Shell is looking to make $15 billion in disposals worldwide this year and next, including the sale of its stake in four oil blocks in the Niger Delta, an area that holds a large share of Nigeria’s 37 billion barrels of oil reserves.
“We can come to a good commercial agreement,” CFO Simon Henry said in a conference call with investors yesterday.
He said: “What is slightly more challenging and difficult to predict is how we can get the overall approvals across the whole of the stakeholder environment, including the government, because previous transactions had taken up to a year.”
An election planned for February could have an impact on the sale process, he said, without specifying in what way. He said the Nigerian assets have attracted strong interest from potential buyers.
Shell is divesting 30 percent of the four blocks, along with the sale of 10 percent from Total and five percent from Eni.
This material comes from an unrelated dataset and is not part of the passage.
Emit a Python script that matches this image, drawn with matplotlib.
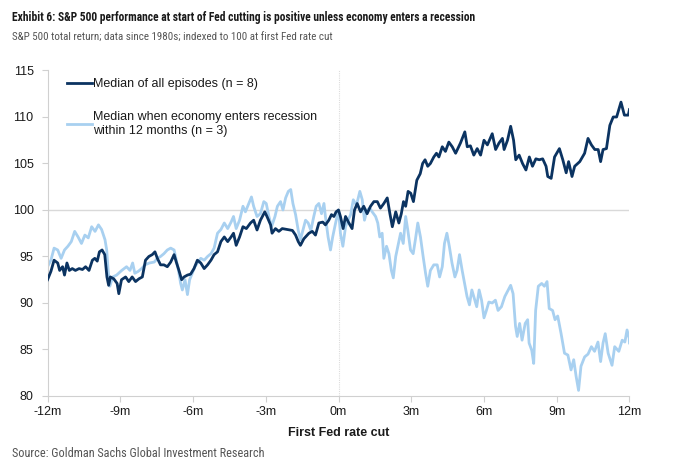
import numpy as np
import matplotlib
matplotlib.use("Agg")
import matplotlib.pyplot as plt
from matplotlib import font_manager

# S&P 500 total return around first Fed cut, indexed to 100 (months from cut)
all_months = [
    -12.0, -11.86, -11.73, -11.58, -11.5, -11.38, -11.3, -11.2, -11.1, -10.98,
    -10.85, -10.7, -10.56, -10.43, -10.29, -10.15, -10.05, -9.95, -9.86, -9.75,
    -9.64, -9.55, -9.48, -9.41, -9.27, -9.13, -9.06, -8.95, -8.78, -8.65,
    -8.51, -8.37, -8.23, -8.09, -7.96, -7.82, -7.68, -7.57, -7.47, -7.34,
    -7.2, -7.06, -6.92, -6.78, -6.69, -6.58, -6.47, -6.37, -6.23, -6.1,
    -5.96, -5.82, -5.68, -5.54, -5.4, -5.26, -5.13, -4.99, -4.85, -4.71,
    -4.57, -4.43, -4.33, -4.22, -4.08, -3.94, -3.8, -3.63, -3.5, -3.36,
    -3.22, -3.04, -2.95, -2.8, -2.74, -2.6, -2.46, -2.32, -2.1, -1.9,
    -1.77, -1.66, -1.57, -1.43, -1.22, -1.08, -0.95, -0.81, -0.65, -0.54,
    -0.4, -0.29, -0.19, -0.1, 0.0, 0.08, 0.19, 0.29, 0.43, 0.56,
    0.66, 0.77, 0.91, 1.04, 1.18, 1.32, 1.46, 1.6, 1.73, 1.87,
    2.01, 2.12, 2.22, 2.36, 2.49, 2.59, 2.68, 2.77, 2.87, 2.98,
    3.09, 3.23, 3.37, 3.47, 3.57, 3.68, 3.79, 3.93, 4.04, 4.14,
    4.28, 4.41, 4.55, 4.69, 4.83, 5.03, 5.21, 5.31, 5.44, 5.58,
    5.72, 5.86, 6.0, 6.14, 6.34, 6.48, 6.62, 6.76, 6.83, 6.97,
    7.1, 7.22, 7.31, 7.45, 7.59, 7.73, 7.87, 8.0, 8.14, 8.28,
    8.42, 8.56, 8.63, 8.77, 8.91, 9.11, 9.25, 9.39, 9.49, 9.63,
    9.74, 9.95, 10.15, 10.29, 10.43, 10.57, 10.71, 10.81, 10.91, 11.05,
    11.19, 11.33, 11.47, 11.65, 11.79, 11.95, 12.0,
]
all_median = [
    92.5, 93.4, 94.6, 94.3, 93.5, 93.9, 93.0, 94.3, 93.5, 93.7,
    93.5, 93.7, 93.6, 93.9, 93.5, 94.6, 94.8, 94.5, 95.5, 95.7,
    95.2, 92.8, 91.9, 92.8, 92.6, 92.1, 91.0, 92.5, 92.8, 92.3,
    92.8, 92.3, 92.6, 92.8, 94.6, 95.0, 95.2, 95.5, 94.8, 94.1,
    94.1, 93.9, 94.4, 95.2, 94.4, 93.5, 92.5, 92.8, 93.0, 93.1,
    93.7, 94.6, 94.3, 93.7, 94.1, 94.6, 95.2, 95.5, 96.6, 97.1,
    96.6, 97.1, 97.5, 96.2, 97.1, 98.2, 98.0, 98.6, 98.9, 97.85,
    98.9, 99.8, 99.3, 98.4, 97.5, 98.0, 97.7, 98.0, 97.9, 97.8,
    97.3, 96.6, 96.2, 96.9, 97.5, 97.7, 97.3, 98.6, 98.7, 98.4,
    98.9, 99.5, 99.3, 99.8, 100.0, 99.3, 98.0, 99.3, 98.6, 98.0,
    100.0, 100.7, 99.8, 100.4, 99.6, 100.4, 100.9, 100.9, 100.2, 100.7,
    101.3, 99.6, 98.2, 99.8, 98.6, 99.6, 100.9, 100.4, 102.0, 101.8,
    100.9, 103.2, 103.9, 105.0, 105.4, 104.7, 105.0, 105.7, 106.1, 105.7,
    106.8, 106.3, 107.3, 106.8, 106.1, 107.2, 108.4, 106.8, 106.9, 105.9,
    106.6, 105.9, 107.5, 107.0, 108.2, 106.5, 107.2, 107.7, 106.5, 107.5,
    109.0, 107.5, 105.4, 105.9, 105.0, 104.3, 105.7, 104.7, 105.5, 105.4,
    105.5, 104.7, 103.6, 103.4, 105.7, 106.6, 105.4, 104.0, 105.2, 103.6,
    104.7, 105.2, 106.1, 107.7, 107.0, 106.5, 106.5, 105.2, 106.5, 106.6,
    109.1, 110.0, 110.0, 111.6, 110.2, 110.2, 110.8,
]

rec_months = [
    -12.0, -11.86, -11.73, -11.58, -11.44, -11.3, -11.16, -11.02, -10.88, -10.74,
    -10.6, -10.46, -10.32, -10.18, -10.04, -9.9, -9.77, -9.63, -9.56, -9.5,
    -9.43, -9.31, -9.15, -8.94, -8.74, -8.6, -8.49, -8.4, -8.26, -8.12,
    -7.98, -7.8, -7.6, -7.47, -7.34, -7.2, -7.06, -6.92, -6.78, -6.69,
    -6.6, -6.51, -6.44, -6.33, -6.23, -6.14, -6.03, -5.92, -5.82, -5.68,
    -5.54, -5.4, -5.26, -5.13, -4.99, -4.85, -4.71, -4.57, -4.43, -4.33,
    -4.22, -4.08, -3.94, -3.84, -3.7, -3.59, -3.5, -3.36, -3.22, -3.08,
    -2.98, -2.87, -2.76, -2.62, -2.52, -2.39, -2.29, -2.18, -2.07, -1.97,
    -1.88, -1.77, -1.66, -1.57, -1.47, -1.36, -1.25, -1.14, -1.02, -0.92,
    -0.81, -0.7, -0.6, -0.54, -0.43, -0.33, -0.24, -0.12, 0.0, 0.08,
    0.18, 0.29, 0.43, 0.5, 0.61, 0.74, 0.88, 0.98, 1.07, 1.18,
    1.29, 1.39, 1.53, 1.62, 1.7, 1.8, 1.87, 1.98, 2.08, 2.18,
    2.26, 2.36, 2.45, 2.56, 2.67, 2.77, 2.86, 2.97, 3.08, 3.17,
    3.27, 3.38, 3.49, 3.59, 3.68, 3.79, 3.93, 4.07, 4.17, 4.28,
    4.37, 4.47, 4.57, 4.68, 4.8, 4.89, 4.99, 5.1, 5.2, 5.3,
    5.4, 5.5, 5.6, 5.7, 5.8, 5.9, 6.0, 6.1, 6.2, 6.34,
    6.47, 6.58, 6.72, 6.86, 7.0, 7.1, 7.2, 7.3, 7.37, 7.47,
    7.57, 7.7, 7.8, 7.86, 7.97, 8.05, 8.13, 8.24, 8.38, 8.49,
    8.6, 8.69, 8.83, 8.93, 9.04, 9.18, 9.32, 9.46, 9.59, 9.7,
    9.8, 9.9, 10.0, 10.15, 10.29, 10.43, 10.56, 10.7, 10.81, 10.91,
    11.0, 11.12, 11.28, 11.39, 11.56, 11.7, 11.81, 11.9, 11.99, 12.0,
]
rec_median = [
    93.9, 94.6, 95.9, 95.7, 94.8, 95.7, 96.1, 96.6, 97.7, 97.1,
    96.4, 97.3, 97.0, 98.2, 97.7, 98.4, 97.9, 96.8, 95.7, 93.5,
    91.8, 92.8, 93.0, 93.5, 93.9, 93.5, 94.3, 93.2, 93.4, 93.7,
    94.1, 94.3, 94.4, 94.8, 95.0, 95.3, 95.7, 95.9, 95.7, 94.6,
    93.5, 92.1, 91.4, 92.5, 90.9, 92.5, 93.2, 93.9, 94.3, 94.8,
    94.6, 95.0, 95.3, 95.9, 97.5, 97.9, 98.6, 98.0, 98.7, 99.3,
    98.0, 98.9, 100.4, 99.8, 100.7, 101.4, 100.4, 99.3, 99.6, 100.9,
    100.7, 99.3, 98.2, 99.3, 100.4, 100.9, 100.0, 101.3, 102.0, 102.2,
    100.7, 99.5, 97.8, 96.8, 97.8, 98.9, 98.6, 97.8, 99.3, 100.4,
    100.7, 99.6, 100.7, 99.3, 97.1, 95.7, 97.1, 98.6, 100.0, 97.5,
    96.1, 98.2, 99.1, 99.5, 101.1, 100.5, 102.0, 101.1, 98.9, 100.0,
    100.2, 99.8, 99.3, 98.6, 97.1, 97.5, 94.8, 96.1, 95.3, 93.5,
    92.7, 95.0, 96.1, 97.5, 96.4, 99.3, 97.8, 95.7, 95.3, 96.8,
    98.6, 97.1, 95.0, 93.2, 91.8, 93.5, 94.1, 94.1, 92.8, 93.9,
    96.4, 97.5, 96.1, 94.3, 92.8, 93.5, 95.2, 93.5, 92.1, 90.7,
    89.8, 91.4, 90.5, 89.6, 91.4, 90.3, 88.4, 89.2, 90.1, 90.0,
    90.3, 89.2, 89.6, 90.7, 91.4, 91.9, 91.0, 87.5, 86.4, 87.8,
    86.0, 87.8, 88.2, 85.7, 84.9, 83.5, 89.2, 91.8, 92.1, 91.8,
    92.3, 89.4, 89.2, 88.2, 88.6, 86.7, 84.6, 84.4, 82.8, 83.9,
    82.1, 80.6, 83.2, 84.2, 84.5, 85.3, 84.8, 85.8, 83.7, 85.7,
    86.7, 84.6, 83.3, 85.3, 84.8, 86.0, 85.8, 87.1, 86.2, 85.7,
]

xticks = [-12, -9, -6, -3, 0, 3, 6, 9, 12]
xticklabels = ["-12m", "-9m", "-6m", "-3m", "0m", "3m", "6m", "9m", "12m"]
yticks = [80, 85, 90, 95, 100, 105, 110, 115]

dark = "#0b3361"
light = "#a8d0f0"

plt.rcParams["font.family"] = ["Liberation Sans", "DejaVu Sans"]

# condensed face for the header/source texts, if one is installed
names = {f.name for f in font_manager.fontManager.ttflist}
head_family = "Roboto"
for cand in ["Roboto Condensed", "Fira Sans Condensed", "Barlow Semi Condensed",
             "Asap Condensed", "Archivo Narrow"]:
    if cand in names:
        head_family = cand
        break
cond = head_family != "Roboto"

fig = plt.figure(figsize=(6.8, 4.69), dpi=100)
ax = fig.add_axes([0.0699, 0.1557, 0.8558, 0.694])

ax.axhline(100, color="#d9d9d9", lw=1, zorder=1)
ax.axvline(0, color="#dcdcdc", lw=0.8, ls=(0, (1, 1)), zorder=1)

ax.plot(all_months, all_median, color=dark, lw=2.0, zorder=3,
        label="Median of all episodes (n = 8)")
ax.plot(rec_months, rec_median, color=light, lw=2.0, zorder=2,
        label="Median when economy enters recession\nwithin 12 months (n = 3)")

ax.set_xlim(-12, 12)
ax.set_ylim(80, 115)
ax.set_xticks(xticks)
ax.set_xticklabels(xticklabels)
ax.set_yticks(yticks)

for s in ["top", "right"]:
    ax.spines[s].set_visible(False)
for s in ["left", "bottom"]:
    ax.spines[s].set_color("#d0d0d0")
ax.tick_params(axis="both", colors="#d0d0d0", labelcolor="#1a1a1a",
               labelsize=9, length=4)
ax.tick_params(axis="y", pad=6)
ax.tick_params(axis="x", pad=3)
ax.set_xlabel("First Fed rate cut", fontsize=9, fontweight="bold",
              color="#1a1a1a", labelpad=7)

leg = ax.legend(loc="upper left", bbox_to_anchor=(0.02, 1.0), frameon=False,
                fontsize=9, handlelength=2.0, handletextpad=0.1,
                labelspacing=1.7, borderaxespad=0.2)
for t in leg.get_texts():
    t.set_color("#1a1a1a")

fig.text(12 / 680, 1 - 17 / 469,
         "Exhibit 6: S&P 500 performance at start of Fed cutting is positive unless economy enters a recession",
         fontsize=8.3 if cond else 7.4, fontweight="bold", va="center", ha="left",
         color="#1a1a1a", family=head_family)
fig.text(12 / 680, 1 - 38 / 469,
         "S&P 500 total return; data since 1980s; indexed to 100 at first Fed rate cut",
         fontsize=7.9 if cond else 7.1, va="center", ha="left", color="#555555",
         family=head_family)
fig.text(12 / 680, 1 - 453 / 469, "Source: Goldman Sachs Global Investment Research",
         fontsize=8.8 if cond else 7.9, va="center", ha="left", color="#555555",
         family=head_family)

fig.savefig("out.png", dpi=100)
Analysts have estimated the value of the combined 45 percent at around $3 billion.
“We have had over 20 serious bidders mostly in consortium, with a Nigerian operator often with overseas operational financial or operational backing,” Henry said.
In the over 70 years that Shell has operated in Nigeria, it has faced problems in the Niger Delta region with oil theft, environmental damage, political protests and attacks on its facilities.
As part of any deal, the oil major wants to minimise its exposure to further risks there.
Henry said: “Clearly, the terms of the sale aim to establish baselines against which we carry no liability if there are environmental or other issues after the point of sale.
“Whether that can hold up in the future remains to be seen.
“It will always be difficult to detach the Shell name from some of the activities in the Delta.
“We have eyes open on this, but the legal protection will be solid. The reputational liability is impossible to divest.”